### Written request:
Your task is to give the listing below back word for word, pictures excluded.

──────────

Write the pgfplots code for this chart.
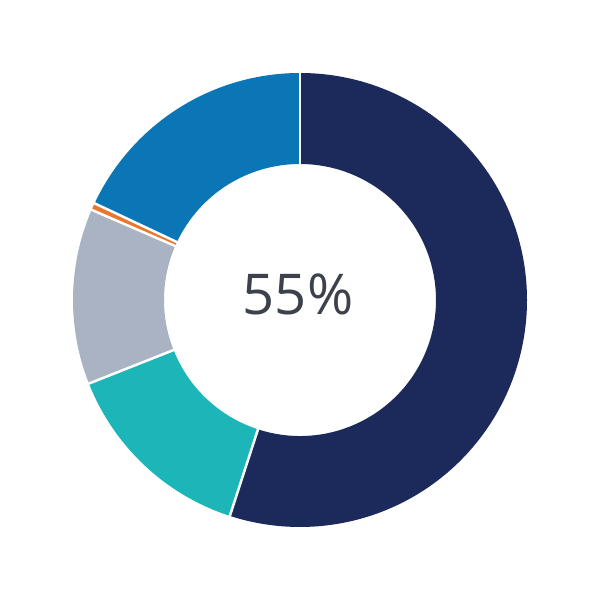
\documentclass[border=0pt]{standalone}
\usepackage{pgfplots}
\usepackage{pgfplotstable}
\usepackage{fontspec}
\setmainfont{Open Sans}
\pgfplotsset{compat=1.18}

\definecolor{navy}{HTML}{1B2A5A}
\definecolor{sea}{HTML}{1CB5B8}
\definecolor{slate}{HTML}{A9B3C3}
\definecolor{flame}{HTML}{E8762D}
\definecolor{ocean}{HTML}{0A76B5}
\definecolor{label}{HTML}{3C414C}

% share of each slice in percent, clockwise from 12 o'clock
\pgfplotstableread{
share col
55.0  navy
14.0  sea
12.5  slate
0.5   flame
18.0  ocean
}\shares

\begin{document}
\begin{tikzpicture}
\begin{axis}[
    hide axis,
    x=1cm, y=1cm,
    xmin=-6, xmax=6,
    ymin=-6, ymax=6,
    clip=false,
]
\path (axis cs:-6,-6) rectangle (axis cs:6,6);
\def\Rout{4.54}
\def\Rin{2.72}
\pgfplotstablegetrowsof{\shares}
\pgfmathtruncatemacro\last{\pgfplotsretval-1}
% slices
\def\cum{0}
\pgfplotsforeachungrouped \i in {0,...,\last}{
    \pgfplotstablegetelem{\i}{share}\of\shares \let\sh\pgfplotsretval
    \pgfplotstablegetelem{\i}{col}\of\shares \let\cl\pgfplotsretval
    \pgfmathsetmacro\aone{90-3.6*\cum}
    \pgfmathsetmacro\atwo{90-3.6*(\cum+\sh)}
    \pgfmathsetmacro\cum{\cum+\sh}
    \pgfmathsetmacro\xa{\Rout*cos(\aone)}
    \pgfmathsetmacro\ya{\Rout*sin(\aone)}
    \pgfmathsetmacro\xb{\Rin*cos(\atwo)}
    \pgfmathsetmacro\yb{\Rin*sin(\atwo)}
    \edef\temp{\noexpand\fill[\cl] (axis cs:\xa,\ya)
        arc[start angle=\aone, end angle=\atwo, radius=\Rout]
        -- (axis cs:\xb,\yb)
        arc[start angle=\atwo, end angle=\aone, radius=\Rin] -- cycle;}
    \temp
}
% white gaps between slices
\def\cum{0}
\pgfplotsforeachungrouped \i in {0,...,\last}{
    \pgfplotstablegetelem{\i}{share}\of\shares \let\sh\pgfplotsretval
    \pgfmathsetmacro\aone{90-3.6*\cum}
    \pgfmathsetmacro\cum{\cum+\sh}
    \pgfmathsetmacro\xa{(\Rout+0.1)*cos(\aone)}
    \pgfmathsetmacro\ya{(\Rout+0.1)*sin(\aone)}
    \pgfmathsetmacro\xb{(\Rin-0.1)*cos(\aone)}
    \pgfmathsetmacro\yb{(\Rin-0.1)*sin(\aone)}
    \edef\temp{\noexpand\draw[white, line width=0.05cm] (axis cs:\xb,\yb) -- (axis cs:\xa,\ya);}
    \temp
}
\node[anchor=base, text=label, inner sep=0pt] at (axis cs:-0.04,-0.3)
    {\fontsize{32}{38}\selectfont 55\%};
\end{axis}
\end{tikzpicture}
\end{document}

──────────

### Result of this exercise:
Write the pgfplots code for this chart.
\documentclass[border=0pt]{standalone}
\usepackage{pgfplots}
\usepackage{pgfplotstable}
\usepackage{fontspec}
\setmainfont{Open Sans}
\pgfplotsset{compat=1.18}

\definecolor{navy}{HTML}{1B2A5A}
\definecolor{sea}{HTML}{1CB5B8}
\definecolor{slate}{HTML}{A9B3C3}
\definecolor{flame}{HTML}{E8762D}
\definecolor{ocean}{HTML}{0A76B5}
\definecolor{label}{HTML}{3C414C}

% share of each slice in percent, clockwise from 12 o'clock
\pgfplotstableread{
share col
55.0  navy
14.0  sea
12.5  slate
0.5   flame
18.0  ocean
}\shares

\begin{document}
\begin{tikzpicture}
\begin{axis}[
    hide axis,
    x=1cm, y=1cm,
    xmin=-6, xmax=6,
    ymin=-6, ymax=6,
    clip=false,
]
\path (axis cs:-6,-6) rectangle (axis cs:6,6);
\def\Rout{4.54}
\def\Rin{2.72}
\pgfplotstablegetrowsof{\shares}
\pgfmathtruncatemacro\last{\pgfplotsretval-1}
% slices
\def\cum{0}
\pgfplotsforeachungrouped \i in {0,...,\last}{
    \pgfplotstablegetelem{\i}{share}\of\shares \let\sh\pgfplotsretval
    \pgfplotstablegetelem{\i}{col}\of\shares \let\cl\pgfplotsretval
    \pgfmathsetmacro\aone{90-3.6*\cum}
    \pgfmathsetmacro\atwo{90-3.6*(\cum+\sh)}
    \pgfmathsetmacro\cum{\cum+\sh}
    \pgfmathsetmacro\xa{\Rout*cos(\aone)}
    \pgfmathsetmacro\ya{\Rout*sin(\aone)}
    \pgfmathsetmacro\xb{\Rin*cos(\atwo)}
    \pgfmathsetmacro\yb{\Rin*sin(\atwo)}
    \edef\temp{\noexpand\fill[\cl] (axis cs:\xa,\ya)
        arc[start angle=\aone, end angle=\atwo, radius=\Rout]
        -- (axis cs:\xb,\yb)
        arc[start angle=\atwo, end angle=\aone, radius=\Rin] -- cycle;}
    \temp
}
% white gaps between slices
\def\cum{0}
\pgfplotsforeachungrouped \i in {0,...,\last}{
    \pgfplotstablegetelem{\i}{share}\of\shares \let\sh\pgfplotsretval
    \pgfmathsetmacro\aone{90-3.6*\cum}
    \pgfmathsetmacro\cum{\cum+\sh}
    \pgfmathsetmacro\xa{(\Rout+0.1)*cos(\aone)}
    \pgfmathsetmacro\ya{(\Rout+0.1)*sin(\aone)}
    \pgfmathsetmacro\xb{(\Rin-0.1)*cos(\aone)}
    \pgfmathsetmacro\yb{(\Rin-0.1)*sin(\aone)}
    \edef\temp{\noexpand\draw[white, line width=0.05cm] (axis cs:\xb,\yb) -- (axis cs:\xa,\ya);}
    \temp
}
\node[anchor=base, text=label, inner sep=0pt] at (axis cs:-0.04,-0.3)
    {\fontsize{32}{38}\selectfont 55\%};
\end{axis}
\end{tikzpicture}
\end{document}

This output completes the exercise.